South Africa’s High Court has quashed regulations governing proposed shale gas fracking, farmers lobby AgriSA said on Thursday after taking the government to court to stop fracking in Eastern Cape province.

The ruling marks the latest setback to South Africa’s shale gas ambitions after a scientific study published last month suggested its Karoo Basin probably has a fraction of estimated deposits, deflating expectations of an energy bonanza.

“The judgment in our favour shows what can be accomplished when a community rallies around something as potentially devastating as fracking,” Janse Rabie, AgriSA’s natural resources chief, told Reuters.

South Africa’s government said in May it might award its first shale gas exploration licences by the end of September, after environmental objections delayed the process.

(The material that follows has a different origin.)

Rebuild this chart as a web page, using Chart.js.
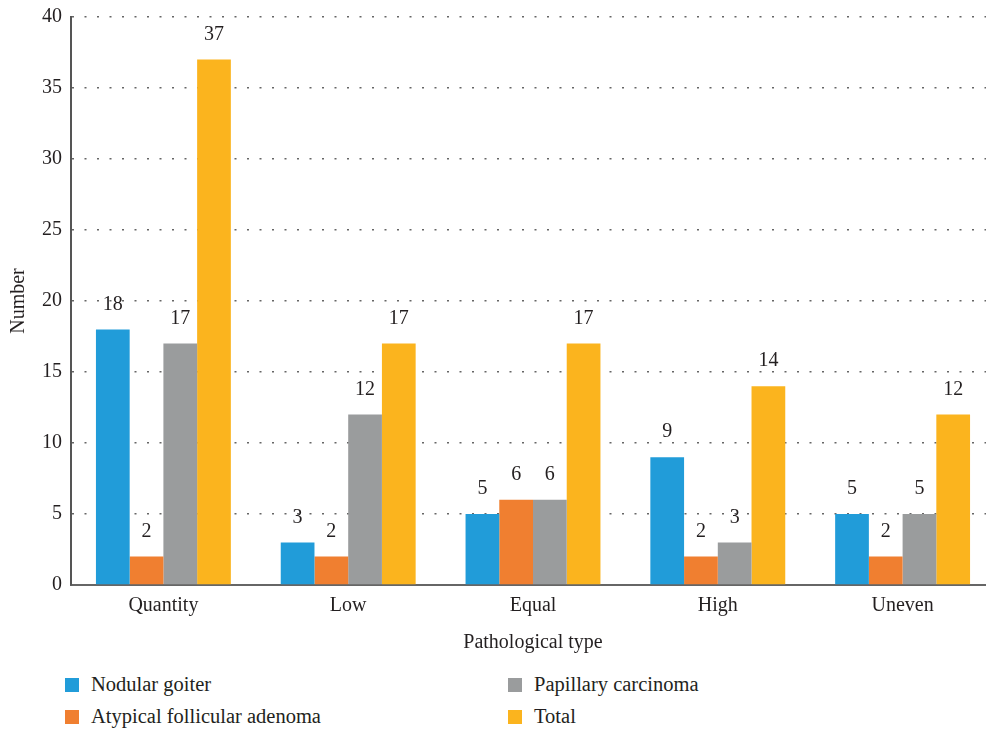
<!DOCTYPE html>
<html>
<head>
<meta charset="utf-8">
<script src="https://cdn.jsdelivr.net/npm/chart.js@4/dist/chart.umd.min.js"></script>
<style>
  html, body { margin: 0; padding: 0; background: #fff; overflow: hidden; }
  #wrap { position: relative; width: 986px; height: 729px; overflow: hidden; }
  canvas { position: absolute; left: 0; top: -4px; }
  #legend { position: absolute; left: 0; top: 673px; width: 986px; font-family: "Liberation Serif", "DejaVu Serif", serif; font-size: 20.5px; color: #231f20; }
  .item { position: absolute; display: flex; align-items: center; }
  .box { width: 14px; height: 14px; margin-right: 12px; }
</style>
</head>
<body>
<div id="wrap">
  <canvas id="chart" width="995" height="664"></canvas>
  <div id="legend"></div>
</div>
<script>
const categories = ["Quantity", "Low", "Equal", "High", "Uneven"];
const nodular = [18, 3, 5, 9, 5];
const atypical = [2, 2, 6, 2, 2];
const papillary = [17, 12, 6, 3, 5];
const total = [37, 17, 17, 14, 12];
const yTicks = [0, 5, 10, 15, 20, 25, 30, 35, 40];

const seriesNames = ["Nodular goiter", "Atypical follicular adenoma", "Papillary carcinoma", "Total"];
const seriesColors = ["#219cd9", "#f07f30", "#9a9c9d", "#fbb41e"];
const seriesData = [nodular, atypical, papillary, total];

const serif = "'Liberation Serif', 'DejaVu Serif', serif";

// value labels above each bar
const valueLabels = {
  id: "valueLabels",
  afterDatasetsDraw(chart) {
    const ctx = chart.ctx;
    ctx.save();
    ctx.font = "20px " + serif;
    ctx.fillStyle = "#231f20";
    ctx.textAlign = "center";
    ctx.textBaseline = "middle";
    chart.data.datasets.forEach((ds, i) => {
      chart.getDatasetMeta(i).data.forEach((bar, j) => {
        ctx.fillText(ds.data[j], bar.x, bar.y - 25);
      });
    });
    ctx.restore();
  },
};

const chart = new Chart(document.getElementById("chart"), {
  type: "bar",
  data: {
    labels: categories,
    datasets: seriesData.map((d, i) => ({
      label: seriesNames[i],
      data: d,
      backgroundColor: seriesColors[i],
      borderWidth: 0,
      barPercentage: 1,
      categoryPercentage: 0.73,
    })),
  },
  options: {
    responsive: false,
    animation: false,
    devicePixelRatio: 1,
    layout: { padding: { top: 10, right: 0, left: 0, bottom: 0 } },
    plugins: { legend: { display: false }, tooltip: { enabled: false } },
    scales: {
      x: {
        grid: { display: false },
        border: { color: "#666", width: 2 },
        ticks: { color: "#231f20", font: { family: serif, size: 20 }, padding: 1 },
        title: { display: true, text: "Pathological type", color: "#231f20", font: { family: serif, size: 20 }, padding: { top: 0, bottom: 5 } },
        afterFit: (s) => { s.height = 75; },
      },
      y: {
        min: 0,
        max: 40,
        afterBuildTicks: (s) => { s.ticks = yTicks.map((v) => ({ value: v })); },
        grid: { color: "#666", lineWidth: 1.6, drawTicks: false },
        border: { color: "#555", width: 2, dash: [2, 10.5] },
        ticks: { color: "#231f20", font: { family: serif, size: 20 }, padding: 9 },
        title: { display: true, text: "Number", color: "#231f20", font: { family: serif, size: 20 }, padding: { bottom: 0, top: 7 } },
        afterFit: (s) => { s.width = 71; },
      },
    },
  },
  plugins: [valueLabels],
});

// legend in two columns
const legend = document.getElementById("legend");
const spots = [[65, 0], [65, 32], [508, 0], [508, 32]];
seriesNames.forEach((name, i) => {
  const item = document.createElement("div");
  item.className = "item";
  item.style.left = spots[i][0] + "px";
  item.style.top = spots[i][1] + "px";
  item.innerHTML = `<span class="box" style="background:${seriesColors[i]}"></span><span>${name}</span>`;
  legend.appendChild(item);
});
</script>
</body>
</html>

Royal Dutch Shell, Falcon Oil and Gas and Bundu Gas & Oil are among five companies whose applications were being reviewed by the regulator.

Criticised by environmentalists worried about its ecological impact, fracking involves using water and chemicals at high pressure to crack rock and release the gas.

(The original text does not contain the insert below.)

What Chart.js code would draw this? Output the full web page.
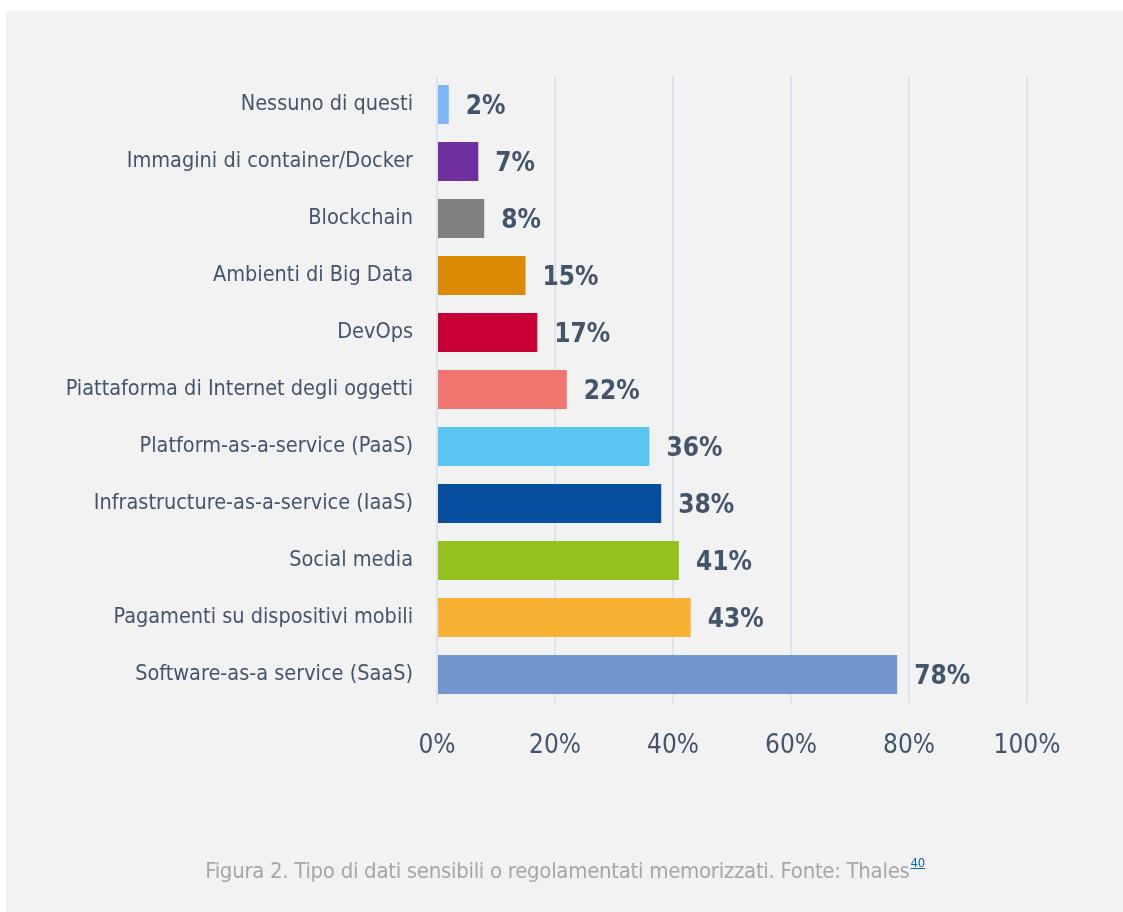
<!DOCTYPE html>
<html>
<head>
<meta charset="utf-8">
<script src="https://cdn.jsdelivr.net/npm/chart.js@4"></script>
<style>
  html, body { margin: 0; padding: 0; background: #ffffff; }
  body { width: 1123px; height: 912px; position: relative; overflow: hidden; }
  #panel { position: absolute; left: 6px; top: 11px; width: 1117px; height: 901px; background: #F2F2F2; }
  #wrap { position: absolute; left: 0; top: 0; width: 1123px; height: 912px; }
  #caption { position: absolute; left: 0; top: 858px; width: 1130px; text-align: center;
    font-family: "Liberation Sans Narrow", "DejaVu Sans Condensed", sans-serif; font-size: 22px;
    color: #A6A6A6; letter-spacing: -0.3px; white-space: nowrap; }
  #caption sup { color: #0563C1; text-decoration: underline; font-size: 13px; position: relative; top: -3px; margin-left: 1px; }
</style>
</head>
<body>
<div id="panel"></div>
<div id="wrap"><canvas id="c" width="1123" height="912"></canvas></div>
<div id="caption">Figura 2. Tipo di dati sensibili o regolamentati memorizzati. Fonte: Thales<sup>40</sup></div>
<script>
const categories = [
  "Nessuno di questi",
  "Immagini di container/Docker",
  "Blockchain",
  "Ambienti di Big Data",
  "DevOps",
  "Piattaforma di Internet degli oggetti",
  "Platform-as-a-service (PaaS)",
  "Infrastructure-as-a-service (IaaS)",
  "Social media",
  "Pagamenti su dispositivi mobili",
  "Software-as-a service (SaaS)"
];
const values = [2, 7, 8, 15, 17, 22, 36, 38, 41, 43, 78];
const barColors = ["#7EB6F8", "#7030A0", "#808080", "#DA8A05", "#C80036", "#F0756E",
  "#5BC5F2", "#074E9F", "#95C11F", "#F8B133", "#7396CF"];
const xTicks = [0, 20, 40, 60, 80, 100];

const textColor = "#44546A";
const condensed = "'Liberation Sans Narrow', 'DejaVu Sans Condensed', sans-serif";

const valueLabels = {
  id: "valueLabels",
  afterDatasetsDraw(chart) {
    const ctx = chart.ctx;
    const meta = chart.getDatasetMeta(0);
    ctx.save();
    ctx.fillStyle = textColor;
    ctx.font = "bold 26px " + condensed;
    ctx.textAlign = "left";
    ctx.textBaseline = "middle";
    meta.data.forEach((bar, i) => {
      ctx.fillText(values[i] + "%", bar.x + 17, bar.y + 3);
    });
    ctx.restore();
  }
};

new Chart(document.getElementById("c"), {
  type: "bar",
  data: {
    labels: categories,
    datasets: [{
      data: values,
      backgroundColor: barColors,
      borderWidth: 0,
      barPercentage: 0.684,
      categoryPercentage: 1
    }]
  },
  options: {
    indexAxis: "y",
    responsive: false,
    animation: false,
    devicePixelRatio: 1,
    layout: { padding: { left: 0, right: 96, top: 76, bottom: 0 } },
    plugins: { legend: { display: false }, tooltip: { enabled: false } },
    scales: {
      x: {
        min: 0, max: 100,
        afterBuildTicks(scale) { scale.ticks = xTicks.map(v => ({ value: v })); },
        afterFit(scale) { scale.height = 912 - 703; },
        grid: { color: "#DCE3EB", lineWidth: 2, drawTicks: false },
        border: { display: false },
        ticks: {
          padding: 28,
          color: textColor,
          font: { family: condensed, size: 26 },
          callback: v => v + "%"
        }
      },
      y: {
        afterFit(scale) { scale.width = 437; },
        grid: { display: false, drawTicks: false },
        border: { display: false },
        ticks: {
          padding: 24,
          color: textColor,
          font: { family: condensed, size: 21.5 }
        }
      }
    }
  },
  plugins: [valueLabels]
});
</script>
</body>
</html>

Campaigners say fracking could threaten the environment of the semi-arid Karoo, famed for its rugged scenery and rare wildlife.

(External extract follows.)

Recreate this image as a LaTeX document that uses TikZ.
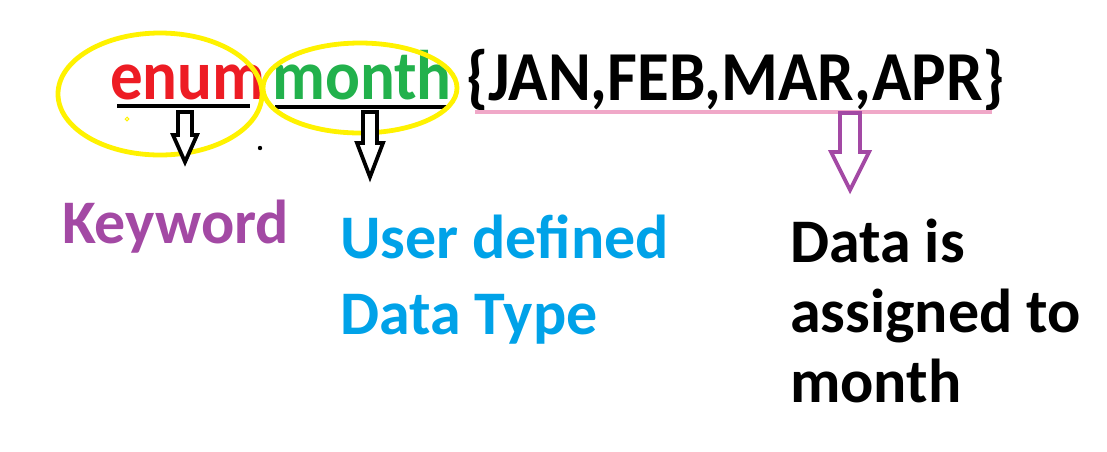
\documentclass[tikz,border=0pt]{standalone}
\usepackage{fontspec}
\setmainfont{Carlito}
\definecolor{enumred}{RGB}{237,28,36}
\definecolor{monthgreen}{RGB}{34,177,76}
\definecolor{kwpurple}{RGB}{163,73,164}
\definecolor{udtblue}{RGB}{0,162,232}
\definecolor{ringyellow}{RGB}{255,242,0}
\definecolor{linepink}{RGB}{240,168,200}
\newcommand{\tallword}[1]{\scalebox{1}[1.08]{#1}}
\begin{document}
\begin{tikzpicture}[x=1pt,y=-1pt,line cap=butt,line join=miter]
\tikzset{bigword/.style={font=\fontsize{65}{70}\selectfont\bfseries,inner sep=0pt,anchor=base west},
lblword/.style={font=\fontsize{62}{70}\selectfont\bfseries,inner sep=0pt,anchor=base west},
hollow/.style={line width=3.8pt,fill=white},
ring/.style={draw=ringyellow,line width=4.8pt}
}
\useasboundingbox (0,0) rectangle (1107,451);
% top line
\node[bigword,text=enumred] (enum) at (110,99) {\tallword{enum}};
\node[bigword,text=monthgreen] (month) at (272,99) {\tallword{month}};
\node[bigword] (vals) at (466,100) {\tallword{\{JAN,FEB,MAR,APR\}}};
\draw[line width=4pt] (117,106)--(250,106);
\draw[line width=4pt] (275,107)--(447,107);
\draw[linepink,line width=4pt] (475,112)--(992,112);
\draw[ring] (160,94) ellipse [x radius=102,y radius=61];
\draw[ring] (360,88) ellipse [x radius=97,y radius=45];
\fill (260,148) circle (2.2);
\draw[ringyellow,line width=1pt] (127,119) circle (1.8);
% arrows
\foreach \cx/\sw/\hw/\yt/\ys/\yp/\col in {185/7/12/112/135/162/black,370/7/13/112/143/177/black,850/10/19/113/152/190/kwpurple}
\draw[hollow,draw=\col] (\cx-\sw,\yt)--(\cx+\sw,\yt)--(\cx+\sw,\ys)--(\cx+\hw,\ys)--(\cx,\yp)--(\cx-\hw,\ys)--(\cx-\sw,\ys)--cycle;
% labels
\node[lblword,text=kwpurple] (kw) at (62,243) {Keyword};
\node[lblword,text=udtblue] (udt) at (340,258) {User defined};
\node[lblword,text=udtblue] (udtb) at (340,334) {Data Type};
\node[lblword] (dat) at (790,262) {Data is};
\node[lblword] (datb) at (790,332) {assigned to};
\node[lblword] (datc) at (790,402) {month};
\end{tikzpicture}
\end{document}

The application to review and quash South Africa’s shale gas regulations, which has been in place since June 2015, was brought by the president of Agri Eastern Cape, together with 15 other applicants, including the agricultural unions of rural towns Graaff-Reinet and Cradock.

“Fracking has the potential to contaminate the groundwater supplies and surrounding environment, which will impact sheep, wool and maize growers,” AgriSA’s Rabie said.